"Australian Aborigines, Papuans and Melanesians were relatively isolated after the early dispersal along the southern route," study lead author Hugo Reyes-Centeno, of the University of Tübingen, said in a statement. Other Asian populations apparently descended from members of the later northern wave of migration, the researchers said.
The delay between these waves of migration could be due to ancient environmental factors, "specifically climatic conditions that might have impeded the crossing of the Arabian Peninsula, such as desert conditions," Harvati said.
Ancient environmental factors might not only have prevented migrations, but also spurred them, Havarti said.
"For example, the documentation of severe droughts throughout eastern Africa between about 75,000 to 135,000 years ago could have encouraged a dispersal into other parts of Africa as well as outside of the continent," Harvati said. "More favorable conditions within Africa could have limited migrations out of the continent between 75,000 to 50,000 years ago."
The researchers cautioned that interbreeding between modern humans and other lineages of humans might influence the results of this new study.

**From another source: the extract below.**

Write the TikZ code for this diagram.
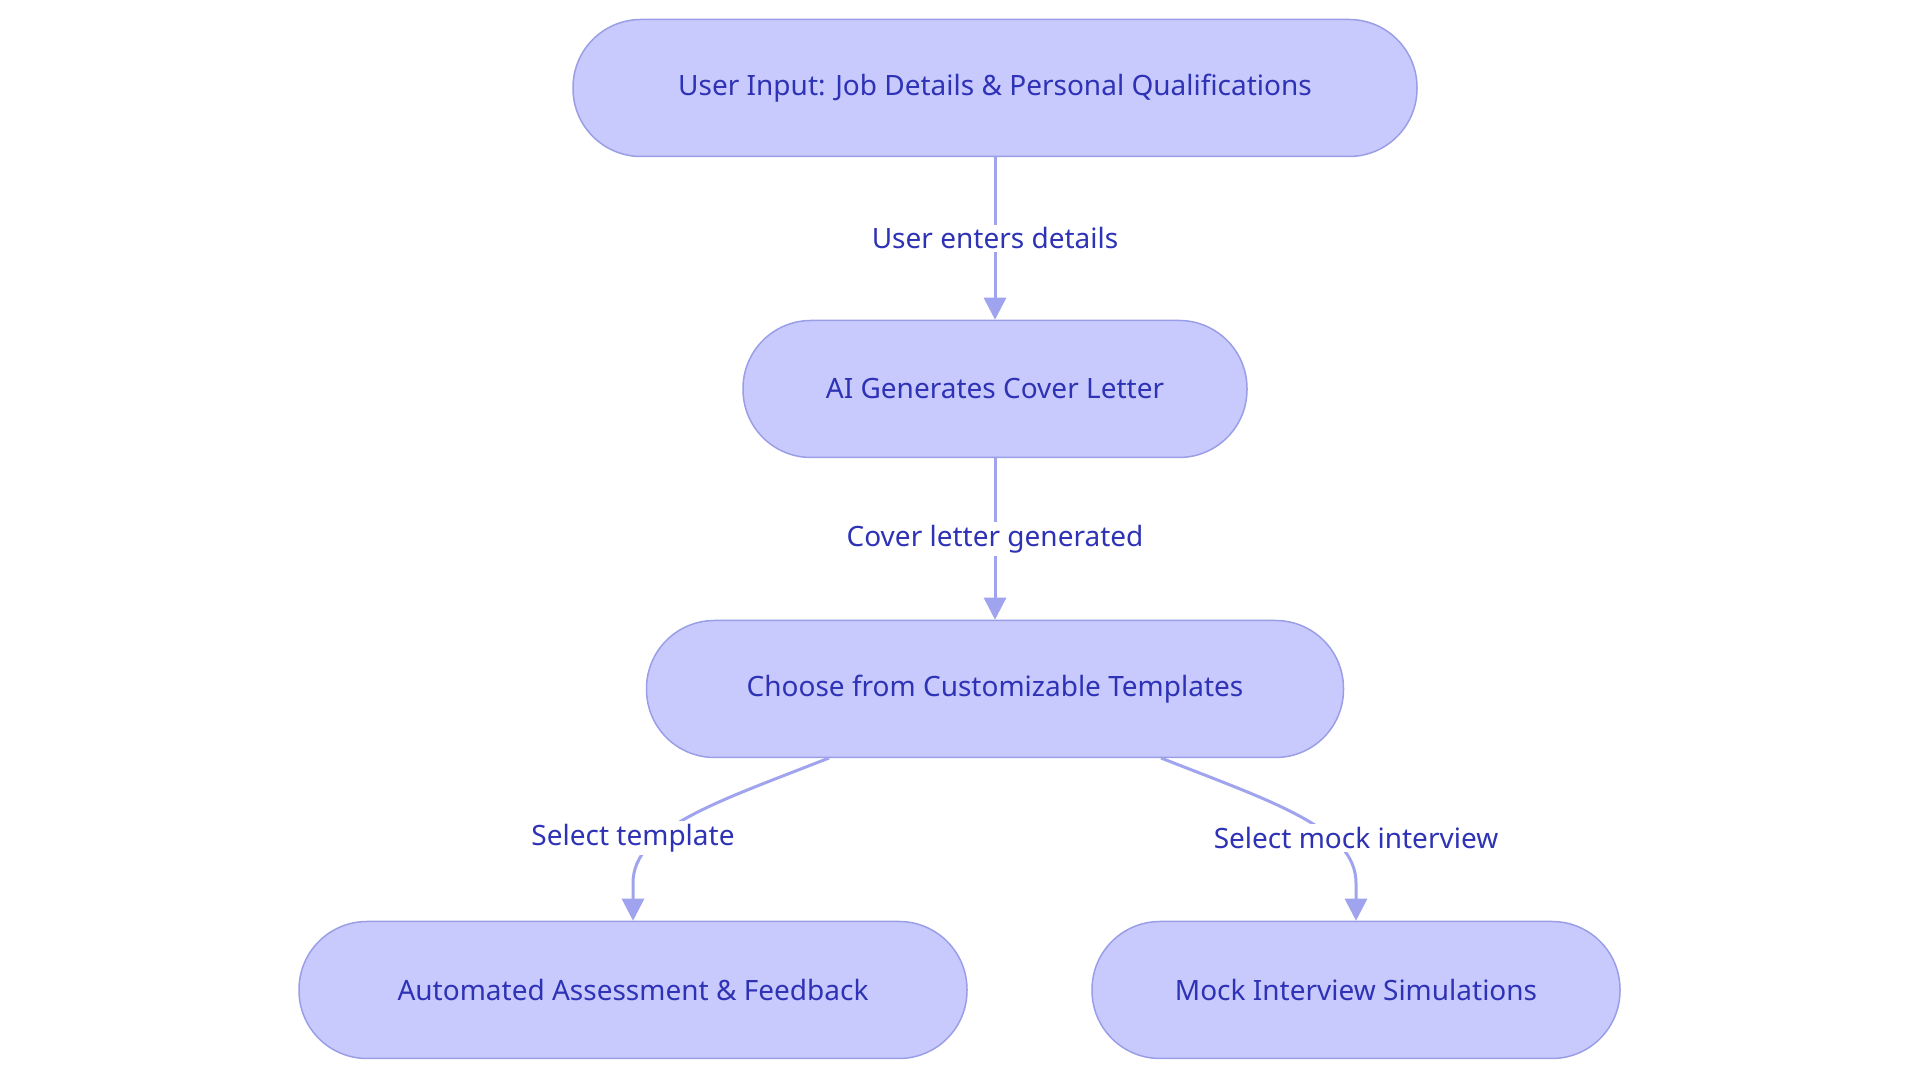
\documentclass[tikz,border=0pt]{standalone}
\usepackage{fontspec}
\setmainfont{Noto Sans}
\usetikzlibrary{arrows.meta}
\definecolor{nfill}{HTML}{C8CAFE}
\definecolor{nline}{HTML}{9A9EE6}
\definecolor{ntext}{HTML}{2E32B4}
\definecolor{aline}{HTML}{A0A4EE}
\begin{document}
\begin{tikzpicture}[x=1pt,y=1pt,
  pill/.style={draw=nline,line width=1.5pt,fill=nfill,rounded corners=68pt,minimum height=137pt,text=ntext,font=\fontsize{28}{32}\selectfont,inner sep=0pt},
  elab/.style={fill=white,text=ntext,font=\fontsize{28}{32}\selectfont,inner sep=3pt},
  conn/.style={draw=aline,line width=3pt,-{Triangle[length=22pt,width=22pt]}}]
\useasboundingbox (0,0) rectangle (1920,1083);
\node[pill,minimum width=844pt] (n1) at (995,995) {User Input: Job Details \& Personal Qualifications};
\node[pill,minimum width=504pt] (n2) at (995,694) {AI Generates Cover Letter};
\node[pill,minimum width=697pt] (n3) at (995,394) {Choose from Customizable Templates};
\node[pill,minimum width=668pt] (n4) at (633,93) {Automated Assessment \& Feedback};
\node[pill,minimum width=528pt] (n5) at (1356,93) {Mock Interview Simulations};
\coordinate (s4) at (829,325);
\coordinate (s5) at (1161,325);
\draw[conn] (n1) -- (n2) node[elab,midway] (l1) {User enters details};
\draw[conn] (n2) -- (n3) node[elab,midway] (l2) {Cover letter generated};
\draw[conn] (s4) .. controls (720,282) and (633,255) .. (633,200) -- (n4.north);
\draw[conn] (s5) .. controls (1270,282) and (1356,255) .. (1356,200) -- (n5.north);
\node[elab] (l3) at (633,245) {Select template};
\node[elab] (l4) at (1356,245) {Select mock interview};
\end{tikzpicture}
\end{document}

For example, instances of interbreeding with the now-extinct Denisovan lineage might have introduced ancient genes into certain modern human groups, perhaps making them look as if they left Africa earlier than they actually did. [Denisovan Gallery: Tracing the Genetics of Human Ancestors]

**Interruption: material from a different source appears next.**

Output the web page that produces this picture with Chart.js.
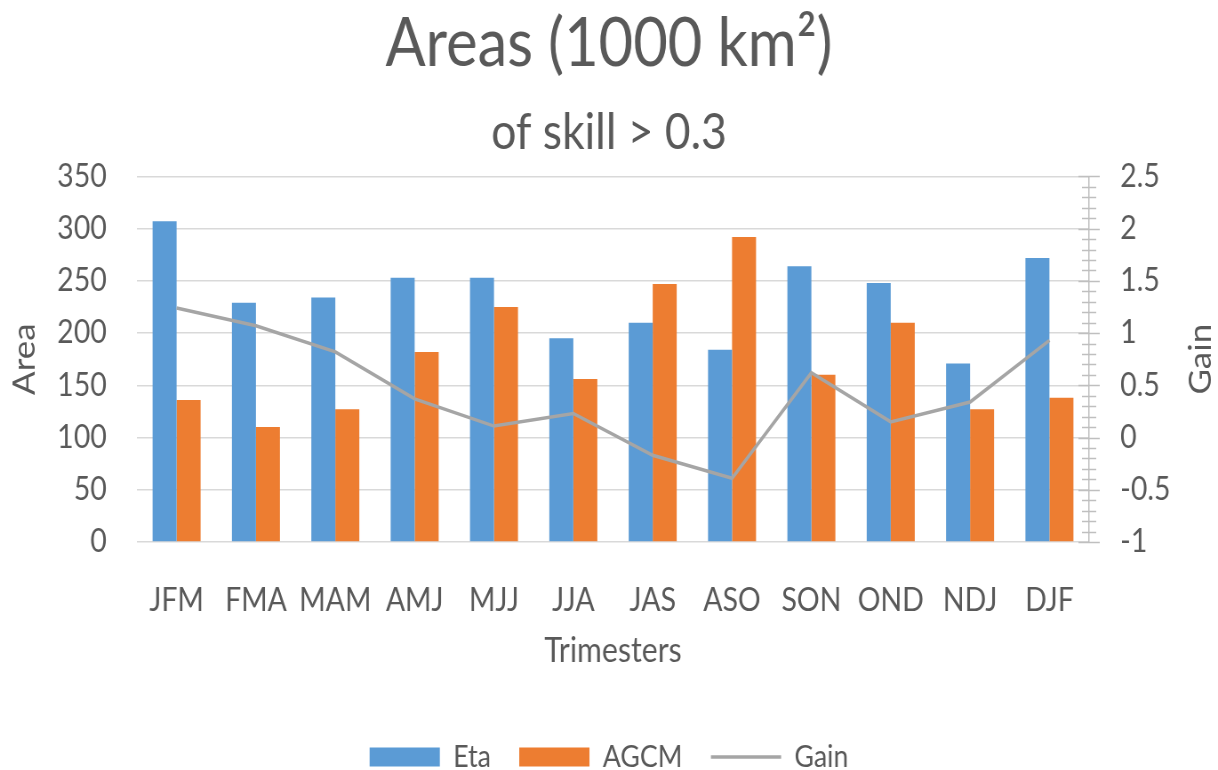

"Our study did not specifically test for hybridization with archaic humans, and, of course, it is possible that such admixture could contribute to our results," Harvati said. "We feel, however, that the very low levels of admixture that have been proposed are not sufficient to drive our findings."
The researchers said continued fieldwork and genetic advancements might help confirm this model of multiple, relatively isolated waves of migration.

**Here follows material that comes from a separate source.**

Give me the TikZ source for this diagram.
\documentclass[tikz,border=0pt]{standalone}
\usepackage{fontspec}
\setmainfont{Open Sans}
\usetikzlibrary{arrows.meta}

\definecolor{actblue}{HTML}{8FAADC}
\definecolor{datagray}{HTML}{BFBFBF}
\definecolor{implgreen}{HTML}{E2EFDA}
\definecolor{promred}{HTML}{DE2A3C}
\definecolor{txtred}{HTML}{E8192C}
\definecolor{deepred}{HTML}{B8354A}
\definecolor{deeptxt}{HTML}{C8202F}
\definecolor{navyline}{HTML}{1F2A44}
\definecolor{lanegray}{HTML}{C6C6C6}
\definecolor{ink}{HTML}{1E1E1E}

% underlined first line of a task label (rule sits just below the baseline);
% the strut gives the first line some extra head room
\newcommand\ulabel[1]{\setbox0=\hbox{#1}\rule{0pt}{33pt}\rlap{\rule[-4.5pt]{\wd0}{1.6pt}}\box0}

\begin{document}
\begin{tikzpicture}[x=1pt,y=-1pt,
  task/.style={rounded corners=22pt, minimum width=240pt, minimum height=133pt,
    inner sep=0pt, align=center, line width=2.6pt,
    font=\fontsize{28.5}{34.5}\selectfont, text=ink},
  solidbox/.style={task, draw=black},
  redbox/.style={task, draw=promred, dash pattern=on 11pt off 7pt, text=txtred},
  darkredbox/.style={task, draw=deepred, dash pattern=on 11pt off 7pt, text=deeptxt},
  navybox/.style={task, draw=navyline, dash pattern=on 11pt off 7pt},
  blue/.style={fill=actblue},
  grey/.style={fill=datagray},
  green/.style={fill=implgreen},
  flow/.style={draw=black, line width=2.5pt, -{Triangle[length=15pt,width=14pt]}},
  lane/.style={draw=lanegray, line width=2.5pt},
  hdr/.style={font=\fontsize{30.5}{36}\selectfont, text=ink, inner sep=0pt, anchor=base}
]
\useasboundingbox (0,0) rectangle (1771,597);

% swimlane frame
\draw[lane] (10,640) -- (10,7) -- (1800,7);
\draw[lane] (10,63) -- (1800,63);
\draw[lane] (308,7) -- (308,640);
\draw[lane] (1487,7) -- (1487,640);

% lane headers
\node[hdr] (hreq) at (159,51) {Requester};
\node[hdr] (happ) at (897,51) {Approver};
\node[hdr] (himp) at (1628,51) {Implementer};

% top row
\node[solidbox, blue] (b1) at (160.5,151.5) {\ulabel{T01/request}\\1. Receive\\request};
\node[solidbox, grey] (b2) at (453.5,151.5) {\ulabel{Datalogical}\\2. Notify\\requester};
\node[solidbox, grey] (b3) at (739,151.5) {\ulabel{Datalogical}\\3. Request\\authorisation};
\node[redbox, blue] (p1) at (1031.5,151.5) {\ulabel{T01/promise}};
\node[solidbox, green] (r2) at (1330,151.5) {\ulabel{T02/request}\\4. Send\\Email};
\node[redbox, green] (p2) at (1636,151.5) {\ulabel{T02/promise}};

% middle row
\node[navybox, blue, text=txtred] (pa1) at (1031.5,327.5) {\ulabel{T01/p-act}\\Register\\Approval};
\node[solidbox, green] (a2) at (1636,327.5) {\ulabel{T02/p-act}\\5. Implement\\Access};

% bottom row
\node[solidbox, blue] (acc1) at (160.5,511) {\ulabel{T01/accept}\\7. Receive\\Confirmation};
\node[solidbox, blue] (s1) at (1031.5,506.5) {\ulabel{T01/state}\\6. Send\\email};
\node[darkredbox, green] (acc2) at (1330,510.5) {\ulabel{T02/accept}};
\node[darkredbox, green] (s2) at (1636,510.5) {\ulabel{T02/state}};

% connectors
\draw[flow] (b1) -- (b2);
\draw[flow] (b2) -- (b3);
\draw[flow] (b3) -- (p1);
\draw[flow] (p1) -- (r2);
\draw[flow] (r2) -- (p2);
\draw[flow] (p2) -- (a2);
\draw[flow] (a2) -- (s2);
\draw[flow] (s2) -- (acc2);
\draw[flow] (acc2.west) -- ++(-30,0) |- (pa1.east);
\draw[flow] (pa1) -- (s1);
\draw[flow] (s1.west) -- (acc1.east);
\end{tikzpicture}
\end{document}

"The story of human evolution tends to be simplified," Harvati said. "However, more complex models, such as multiple dispersals versus a single dispersal out of Africa, gain strength as more data and new methods become available."
"Further fieldwork in the region of the southern route — for example, the Arabian Peninsula, southeast Asia, Melanesia — is essential in order to further understand the timing and route of early modern human dispersals," Harvati said. "Of course, this is a vast geographical space that has been largely understudied, but it is crucial in developing our knowledge of the first Eurasians."
The scientists detailed their findings online April 21 in the journal Proceedings of the National Academy of Sciences.